Già regista della serie Boris, Marengo anche stavolta si porta dietro alcuni attori (Calabresi, Crescentini e un po' di Pannofino) e l'ambizione di realizzare film diversi, inconsueti ma comunque di intrattenimento per tutti.

Eppure anche questa volta è rimasto schiacciato da ambizioni smodate. Perchè il matrimonio tra due generi è molto difficile, specie se dotati di toni in contrasto gli uni con gli altri. La sdrammatizzazione della commedia e la drammatizzazione del poliziesco in cui un uomo comune si trova al centro di eventi straordinari, sono gestiti lasciando la prima alle figure di contorno (straordinari caratteristi come Franco Ravera) e un po' all'inadeguatezza del protagonista (sottolineata da un continuo abbigliamento sbagliato), e la seconda alla trama, ai twist e agli eventi principali.

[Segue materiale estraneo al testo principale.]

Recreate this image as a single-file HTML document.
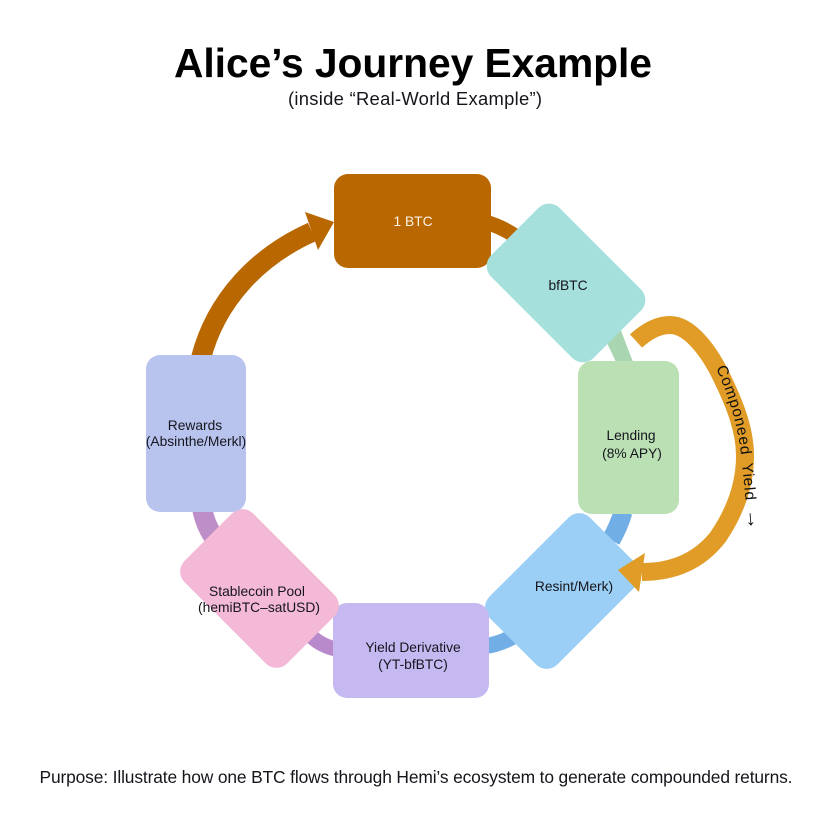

Il risultato è che la parte di commedia funziona molto, è intelligente e realizzata con vera maestria (alle volte uno stacco di montaggio e una battuta rivelano oceani di senso e di ironia, come il passaggio di Prospero in 500) mentre quella (in teoria più sostanziosa) di thriller politico o spionaggio arranca e sconta una certa inadeguatezza.

Spesso ci sono buone idee realizzate in maniera frettolosa o senza crederci fino in fondo (l'inseguimento a piedi scalzi dai tetti alla metro di Torino), altre volte ce ne sono di meno appropriate (il pedinamento in macchina a Queimada con la "sorpresa" della presenza della polizia bancaria sembra uscire da Topolino e la storia di tradimenti personali del protagonista è davvero superflua) e la sensazione è che, di nuovo, sia il tono a non essere azzeccato, cioè che il film non sappia essere disperato come la trama afferma, non sappia premere l'acceleratore o rigirare il coltello nella piaga quando è il momento.
Non è un film che lascia scontenti quest'ultimo di Marengo ma di certo anche uno visto il quale rimane dell'amaro in bocca, al quale è lecito chiedere di più e che sconta, nonostante le molte idee, un generale semplicismo nel raccontare un mondo nero, sofisticato e drammaturgico.